As part of this arrangement, the marketplace provider must certify to each seller that it is assuming the collection and remittance duties. Once Airbnb makes that certification, you’re generally off the hook for collecting this particular tax yourself. The state holds the platform accountable for any discrepancies in what’s reported.
There’s one scenario worth knowing about: if a marketplace provider does not certify that it’s handling tax collection, the seller becomes responsible for collecting and remitting until that certification comes through.5Texas Comptroller of Public Accounts. Marketplace Providers and Marketplace Sellers For Airbnb hosts, this is unlikely to be an issue since the platform has been collecting Texas sales tax for years. But if you ever use a smaller booking platform that hasn’t provided a certification, you’d need to handle the tax yourself.
The data processing tax on your service fee is separate from the Texas Hotel Occupancy Tax (HOT), and confusing the two is one of the more common mistakes hosts make at tax time. They apply to different parts of the transaction, serve different purposes, and often flow to different government entities.

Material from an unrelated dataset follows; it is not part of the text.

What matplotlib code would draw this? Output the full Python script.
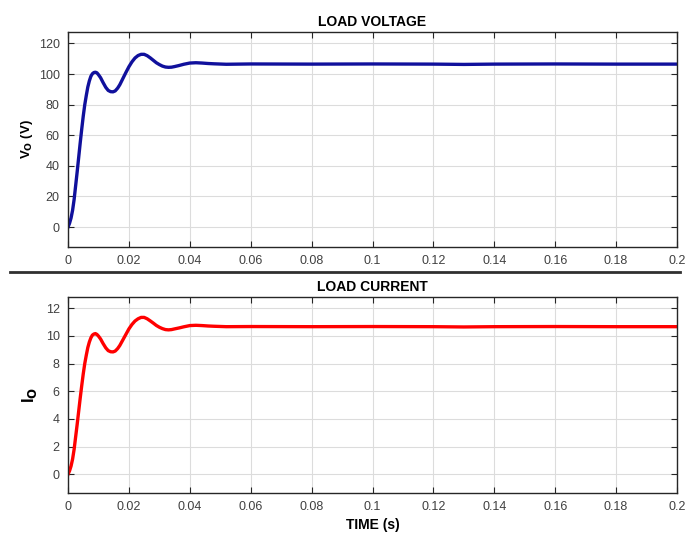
import matplotlib.pyplot as plt
import matplotlib.lines as mlines

plt.rcParams['font.family'] = ['Liberation Sans', 'DejaVu Sans']

# time (ms)
t_ms = [0, 0.5, 1.0, 1.5, 2.0, 2.5, 3.0, 3.5, 4.0, 4.5, 5.0, 5.5, 6.0, 6.5, 7.0, 7.5,
        8.0, 8.5, 9.0, 9.5, 10.0, 10.7, 11.5, 12.4, 13.2, 14.0, 14.8, 15.5, 16.3,
        17.0, 18.0, 19.0, 20.0, 21.0, 22.0, 23.0, 24.0, 25.0, 26.0, 27.0, 28.0,
        29.0, 30.0, 31.0, 32.0, 33.0, 34.0, 35.0, 36.5, 38.0, 40.0, 42.0, 44.0,
        46.0, 48.0, 52.0, 60.0, 80.0, 100.0, 120.0, 130.0, 140.0, 160.0, 180.0, 200.0]

# load voltage (V)
v_load = [0, 2.5, 6, 11, 18, 27, 36, 45.5, 55, 64, 72.5, 80, 86, 91.5, 95.5, 98.5,
          100.2, 101, 101.2, 100.8, 99.6, 97.6, 94.5, 91.3, 89.3, 88.5, 88.4, 89, 90.8,
          93, 97, 101, 104.8, 108, 110.5, 112.1, 112.9, 112.9, 112, 110.6, 109,
          107.4, 106.2, 105.2, 104.6, 104.4, 104.5, 104.9, 105.6, 106.4, 107.2, 107.4, 107.2,
          106.9, 106.7, 106.4, 106.6, 106.5, 106.6, 106.5, 106.3, 106.5, 106.6, 106.5, 106.5]

# load current (A)
i_load = [0, 0.25, 0.6, 1.1, 1.8, 2.7, 3.6, 4.55, 5.5, 6.4, 7.25, 8.0, 8.6, 9.15, 9.55, 9.85,
          10.05, 10.13, 10.16, 10.1, 9.98, 9.77, 9.45, 9.13, 8.93, 8.85, 8.84, 8.9, 9.08,
          9.3, 9.7, 10.1, 10.5, 10.82, 11.07, 11.23, 11.33, 11.33, 11.23, 11.08, 10.92,
          10.75, 10.62, 10.52, 10.45, 10.43, 10.45, 10.5, 10.57, 10.65, 10.74, 10.76, 10.74,
          10.71, 10.69, 10.66, 10.67, 10.66, 10.67, 10.66, 10.64, 10.66, 10.67, 10.66, 10.66]

t = [x / 1000 for x in t_ms]

xticks = [0, 0.02, 0.04, 0.06, 0.08, 0.1, 0.12, 0.14, 0.16, 0.18, 0.2]
xticklabels = ['0', '0.02', '0.04', '0.06', '0.08', '0.1', '0.12', '0.14', '0.16', '0.18', '0.2']

fig = plt.figure(figsize=(6.85, 5.33), dpi=100)
ax1 = fig.add_axes([0.0993, 0.5366, 0.889, 0.4034])
ax2 = fig.add_axes([0.0993, 0.075, 0.889, 0.3677])

ax1.plot(t, v_load, color='#10109c', linewidth=2.4, solid_joinstyle='round')
ax2.plot(t, i_load, color='#ff0000', linewidth=2.4, solid_joinstyle='round')

for ax in (ax1, ax2):
    ax.set_xlim(0, 0.2)
    ax.set_xticks(xticks)
    ax.set_xticklabels(xticklabels)
    ax.grid(True, color='#dcdcdc', linewidth=0.8)
    ax.set_axisbelow(True)
    ax.tick_params(direction='in', top=True, right=True, length=4,
                   labelsize=9, colors='#262626', labelcolor='#404040', pad=6)
    for s in ax.spines.values():
        s.set_color('#262626')
        s.set_linewidth(1.0)

ax1.set_ylim(-13, 127.5)
ax1.set_yticks([0, 20, 40, 60, 80, 100, 120])
ax1.set_title('LOAD VOLTAGE', fontsize=10, fontweight='bold', pad=4)
ax1.set_ylabel(r'V$_\mathbf{O}$ (V)', fontsize=9.5, fontweight='bold', labelpad=3)

ax2.set_ylim(-1.35, 12.8)
ax2.set_yticks([0, 2, 4, 6, 8, 10, 12])
ax2.set_title('LOAD CURRENT', fontsize=10, fontweight='bold', pad=4)
ax2.set_ylabel(r'I$_\mathbf{O}$', fontsize=12, fontweight='bold', labelpad=5)
ax2.set_xlabel('TIME (s)', fontsize=10, fontweight='bold', labelpad=3)

# separator between the two panels
fig.add_artist(mlines.Line2D([0.015, 0.993], [0.4897, 0.4897], color='#303030',
                             linewidth=2, transform=fig.transFigure))

fig.savefig('out.png', dpi=100)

Airbnb collects the state hotel occupancy tax on stays of 29 nights or fewer and remits it to the Comptroller. However, local occupancy taxes are a patchwork. Airbnb collects for some Texas cities and counties but not all. If your jurisdiction isn’t covered, you’re responsible for registering with the local tax authority and remitting the local HOT yourself. Checking with your city or county is the only reliable way to know.
The key point for record-keeping: these two taxes should never be lumped together. They appear on different lines of your payout statement, they get reported differently on your tax return, and they’re governed by entirely different sections of the Tax Code.
Your Airbnb hosting dashboard provides transaction-level detail for every booking. The earnings report breaks out gross earnings, service fees, and taxes withheld. When reconciling your records, the number you need to isolate is the data processing tax amount, which should reflect the 80% taxable base multiplied by the applicable combined rate.3State of Texas. Texas Code Tax 151.351 – Information Services and Data Processing Services If the math doesn’t add up, the discrepancy usually traces to local tax rates being applied alongside the state rate.
For federal income tax purposes, both the Airbnb service fee and the data processing tax paid on it are generally deductible as rental business expenses on Schedule E (or Schedule C if you provide substantial services to guests). The service fee is a cost of earning rental income, and the sales tax paid on that fee is a deductible tax expense. Keep these categorized separately in your books. The service fee is an operating expense; the data processing tax is a tax payment. Mixing them creates headaches if you’re ever audited.
Download your annual tax summary from Airbnb before filing season. Cross-reference each booking’s service fee against the tax line to confirm the platform applied the correct exemption and rate. Most hosts will never find an error, but the ones who do catch mistakes tend to catch them early because they checked the math rather than trusting the platform’s totals at face value.